- [Dataset]:
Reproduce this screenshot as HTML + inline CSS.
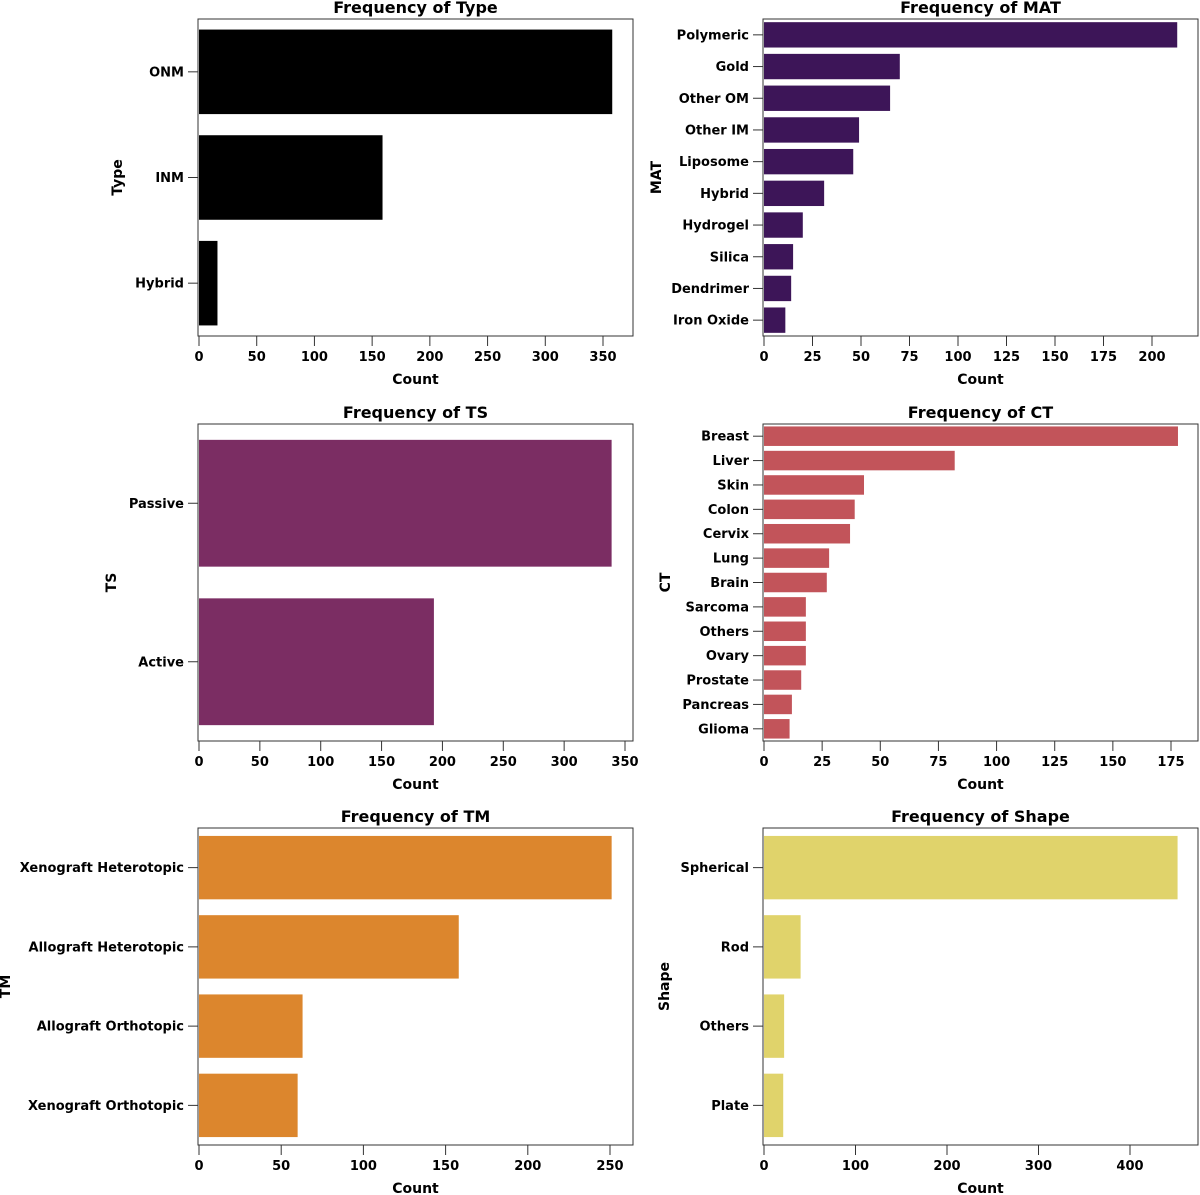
...
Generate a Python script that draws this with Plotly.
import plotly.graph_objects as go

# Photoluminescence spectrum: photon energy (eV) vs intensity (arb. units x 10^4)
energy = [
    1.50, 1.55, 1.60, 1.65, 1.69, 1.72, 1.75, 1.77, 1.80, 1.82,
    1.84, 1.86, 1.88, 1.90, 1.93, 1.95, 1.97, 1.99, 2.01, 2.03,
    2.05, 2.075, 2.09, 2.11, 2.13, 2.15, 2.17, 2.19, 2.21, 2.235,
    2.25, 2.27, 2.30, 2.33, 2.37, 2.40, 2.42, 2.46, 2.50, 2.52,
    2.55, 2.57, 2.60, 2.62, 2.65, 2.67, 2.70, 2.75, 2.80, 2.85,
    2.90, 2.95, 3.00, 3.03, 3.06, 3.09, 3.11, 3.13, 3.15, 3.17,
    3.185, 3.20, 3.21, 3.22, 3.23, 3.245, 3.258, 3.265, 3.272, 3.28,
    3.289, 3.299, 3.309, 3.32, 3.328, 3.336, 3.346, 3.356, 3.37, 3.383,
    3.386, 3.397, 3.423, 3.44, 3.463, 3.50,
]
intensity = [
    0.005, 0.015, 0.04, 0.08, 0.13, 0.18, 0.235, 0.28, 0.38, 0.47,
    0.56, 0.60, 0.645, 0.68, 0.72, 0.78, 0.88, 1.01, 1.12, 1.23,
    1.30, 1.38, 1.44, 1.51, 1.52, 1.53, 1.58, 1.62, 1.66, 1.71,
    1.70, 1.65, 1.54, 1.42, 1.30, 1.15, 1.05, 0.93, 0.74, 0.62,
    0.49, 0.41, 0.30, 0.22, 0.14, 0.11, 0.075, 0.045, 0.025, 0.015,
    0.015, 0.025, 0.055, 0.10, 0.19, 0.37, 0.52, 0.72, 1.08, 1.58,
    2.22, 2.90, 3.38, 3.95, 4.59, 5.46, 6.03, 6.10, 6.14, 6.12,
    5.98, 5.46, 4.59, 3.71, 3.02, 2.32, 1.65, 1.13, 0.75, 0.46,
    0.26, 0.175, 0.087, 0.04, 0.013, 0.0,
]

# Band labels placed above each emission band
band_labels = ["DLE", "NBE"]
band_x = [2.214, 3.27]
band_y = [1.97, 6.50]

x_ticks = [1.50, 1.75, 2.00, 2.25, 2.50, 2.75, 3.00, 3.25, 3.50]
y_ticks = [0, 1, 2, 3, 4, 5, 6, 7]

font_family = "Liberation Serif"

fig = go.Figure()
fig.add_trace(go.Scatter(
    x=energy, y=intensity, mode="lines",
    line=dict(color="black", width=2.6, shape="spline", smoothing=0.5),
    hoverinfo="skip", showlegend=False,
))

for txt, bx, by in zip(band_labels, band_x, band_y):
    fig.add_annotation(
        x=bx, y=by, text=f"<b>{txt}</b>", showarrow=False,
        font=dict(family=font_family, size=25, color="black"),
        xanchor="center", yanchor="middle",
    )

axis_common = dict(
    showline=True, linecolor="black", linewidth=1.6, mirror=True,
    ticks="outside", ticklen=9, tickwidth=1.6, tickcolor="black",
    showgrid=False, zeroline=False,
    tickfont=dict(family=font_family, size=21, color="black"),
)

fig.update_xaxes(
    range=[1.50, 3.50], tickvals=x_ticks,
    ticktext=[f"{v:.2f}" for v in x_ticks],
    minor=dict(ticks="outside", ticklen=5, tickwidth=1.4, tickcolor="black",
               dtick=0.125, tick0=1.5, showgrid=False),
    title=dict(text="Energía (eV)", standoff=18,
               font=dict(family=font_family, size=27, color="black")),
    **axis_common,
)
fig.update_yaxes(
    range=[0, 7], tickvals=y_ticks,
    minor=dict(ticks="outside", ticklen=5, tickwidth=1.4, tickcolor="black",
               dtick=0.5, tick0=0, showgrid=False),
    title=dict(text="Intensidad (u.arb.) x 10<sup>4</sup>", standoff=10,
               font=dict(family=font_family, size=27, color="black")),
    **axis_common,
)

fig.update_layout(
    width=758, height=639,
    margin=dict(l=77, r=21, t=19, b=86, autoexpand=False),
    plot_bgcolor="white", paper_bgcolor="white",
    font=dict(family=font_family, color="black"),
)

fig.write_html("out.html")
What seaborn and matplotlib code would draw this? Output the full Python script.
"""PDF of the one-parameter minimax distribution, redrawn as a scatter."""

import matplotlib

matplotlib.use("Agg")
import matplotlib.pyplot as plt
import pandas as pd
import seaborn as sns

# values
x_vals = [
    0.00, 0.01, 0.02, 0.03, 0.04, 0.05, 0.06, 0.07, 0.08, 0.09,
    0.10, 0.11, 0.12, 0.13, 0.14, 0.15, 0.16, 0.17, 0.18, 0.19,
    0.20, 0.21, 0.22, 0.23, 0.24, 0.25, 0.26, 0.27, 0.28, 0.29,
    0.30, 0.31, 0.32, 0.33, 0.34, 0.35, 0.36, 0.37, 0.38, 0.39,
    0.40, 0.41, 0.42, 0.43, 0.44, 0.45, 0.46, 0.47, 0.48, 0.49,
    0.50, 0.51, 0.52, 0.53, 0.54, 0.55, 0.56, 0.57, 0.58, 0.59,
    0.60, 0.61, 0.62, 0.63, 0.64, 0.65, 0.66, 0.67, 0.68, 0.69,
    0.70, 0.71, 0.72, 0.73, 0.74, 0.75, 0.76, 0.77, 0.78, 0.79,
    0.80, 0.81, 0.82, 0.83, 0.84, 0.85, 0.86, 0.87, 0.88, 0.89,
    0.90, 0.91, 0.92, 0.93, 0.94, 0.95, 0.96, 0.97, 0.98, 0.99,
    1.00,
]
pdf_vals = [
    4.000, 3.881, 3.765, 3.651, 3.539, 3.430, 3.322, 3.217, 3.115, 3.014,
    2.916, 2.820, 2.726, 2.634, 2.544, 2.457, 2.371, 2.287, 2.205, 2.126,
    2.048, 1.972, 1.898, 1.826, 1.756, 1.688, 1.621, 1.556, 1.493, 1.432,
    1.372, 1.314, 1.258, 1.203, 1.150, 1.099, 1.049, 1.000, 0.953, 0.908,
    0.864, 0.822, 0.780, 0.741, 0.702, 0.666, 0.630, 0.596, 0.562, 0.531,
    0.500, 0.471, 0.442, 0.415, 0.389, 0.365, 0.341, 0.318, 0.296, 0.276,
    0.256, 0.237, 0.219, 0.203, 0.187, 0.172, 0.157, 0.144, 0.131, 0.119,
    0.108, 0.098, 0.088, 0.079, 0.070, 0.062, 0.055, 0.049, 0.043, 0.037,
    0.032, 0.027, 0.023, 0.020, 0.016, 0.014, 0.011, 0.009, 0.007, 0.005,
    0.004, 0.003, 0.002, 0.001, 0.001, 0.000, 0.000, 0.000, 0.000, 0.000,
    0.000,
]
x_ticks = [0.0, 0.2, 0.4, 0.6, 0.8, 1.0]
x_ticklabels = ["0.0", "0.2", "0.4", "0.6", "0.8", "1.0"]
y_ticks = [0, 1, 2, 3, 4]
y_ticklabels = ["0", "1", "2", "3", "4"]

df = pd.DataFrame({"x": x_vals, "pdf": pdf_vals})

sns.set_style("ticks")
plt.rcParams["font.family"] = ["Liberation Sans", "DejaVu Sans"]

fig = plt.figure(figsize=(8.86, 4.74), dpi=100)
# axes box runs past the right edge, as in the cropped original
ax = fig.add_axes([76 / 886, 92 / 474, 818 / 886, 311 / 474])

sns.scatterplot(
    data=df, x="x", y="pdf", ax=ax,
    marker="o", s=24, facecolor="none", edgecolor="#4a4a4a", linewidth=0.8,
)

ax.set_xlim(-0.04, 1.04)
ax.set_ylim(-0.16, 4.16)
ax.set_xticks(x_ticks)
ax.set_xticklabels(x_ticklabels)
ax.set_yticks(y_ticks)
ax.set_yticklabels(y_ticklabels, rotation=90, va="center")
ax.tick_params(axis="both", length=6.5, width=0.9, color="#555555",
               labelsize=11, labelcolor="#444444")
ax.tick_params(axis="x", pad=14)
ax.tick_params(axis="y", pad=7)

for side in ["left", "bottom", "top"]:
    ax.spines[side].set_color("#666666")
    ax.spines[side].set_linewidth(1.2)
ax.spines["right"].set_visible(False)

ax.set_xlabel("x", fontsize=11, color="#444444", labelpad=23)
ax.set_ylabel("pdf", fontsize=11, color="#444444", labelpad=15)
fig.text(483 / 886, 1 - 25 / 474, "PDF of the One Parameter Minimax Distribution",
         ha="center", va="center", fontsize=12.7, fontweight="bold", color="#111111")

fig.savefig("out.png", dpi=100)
==
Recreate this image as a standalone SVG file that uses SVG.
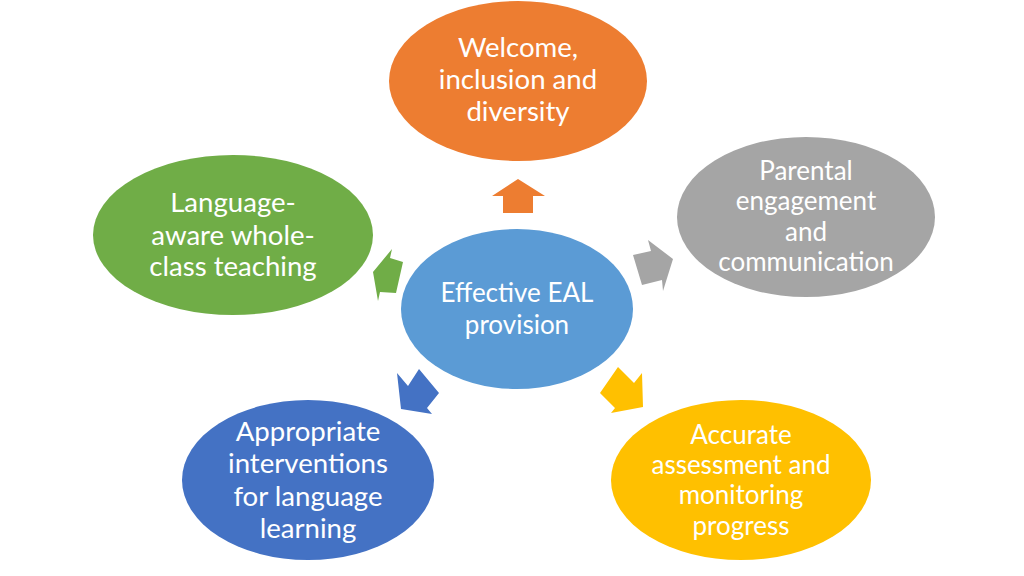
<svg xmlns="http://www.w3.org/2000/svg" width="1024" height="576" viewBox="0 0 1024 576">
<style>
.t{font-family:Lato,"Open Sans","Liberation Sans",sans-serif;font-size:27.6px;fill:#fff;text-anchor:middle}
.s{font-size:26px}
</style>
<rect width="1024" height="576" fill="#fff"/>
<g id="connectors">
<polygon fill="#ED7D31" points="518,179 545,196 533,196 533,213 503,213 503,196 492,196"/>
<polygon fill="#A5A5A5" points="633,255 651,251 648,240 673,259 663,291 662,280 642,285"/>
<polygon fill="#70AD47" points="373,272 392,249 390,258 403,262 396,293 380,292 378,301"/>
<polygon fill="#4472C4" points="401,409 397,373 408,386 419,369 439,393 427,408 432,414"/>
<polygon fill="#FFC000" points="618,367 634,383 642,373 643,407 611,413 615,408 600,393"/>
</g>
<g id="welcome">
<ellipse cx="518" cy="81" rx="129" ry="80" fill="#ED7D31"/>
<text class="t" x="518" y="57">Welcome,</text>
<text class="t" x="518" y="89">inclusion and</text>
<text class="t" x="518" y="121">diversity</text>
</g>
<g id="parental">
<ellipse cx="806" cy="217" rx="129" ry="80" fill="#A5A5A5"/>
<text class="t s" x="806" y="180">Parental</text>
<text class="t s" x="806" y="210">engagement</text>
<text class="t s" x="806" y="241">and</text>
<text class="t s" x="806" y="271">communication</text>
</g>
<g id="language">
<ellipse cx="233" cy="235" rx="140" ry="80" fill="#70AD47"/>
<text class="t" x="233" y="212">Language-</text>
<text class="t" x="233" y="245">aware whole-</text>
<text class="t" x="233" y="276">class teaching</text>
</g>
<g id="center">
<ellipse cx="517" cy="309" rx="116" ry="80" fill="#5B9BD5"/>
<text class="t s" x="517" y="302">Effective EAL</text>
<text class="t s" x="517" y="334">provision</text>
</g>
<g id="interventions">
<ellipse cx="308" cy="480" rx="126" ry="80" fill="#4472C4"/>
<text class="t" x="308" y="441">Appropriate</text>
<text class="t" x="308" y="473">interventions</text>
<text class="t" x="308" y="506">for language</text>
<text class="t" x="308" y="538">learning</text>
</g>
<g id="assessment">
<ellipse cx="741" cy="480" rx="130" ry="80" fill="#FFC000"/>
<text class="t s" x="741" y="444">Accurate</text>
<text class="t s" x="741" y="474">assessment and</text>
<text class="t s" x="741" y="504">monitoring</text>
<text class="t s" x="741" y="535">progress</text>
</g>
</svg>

- [Work instructions]:
Copy every line that includes the string "Python" from the material above.

- [Expected output]:
Generate a Python script that draws this with Plotly.
What seaborn and matplotlib code would draw this? Output the full Python script.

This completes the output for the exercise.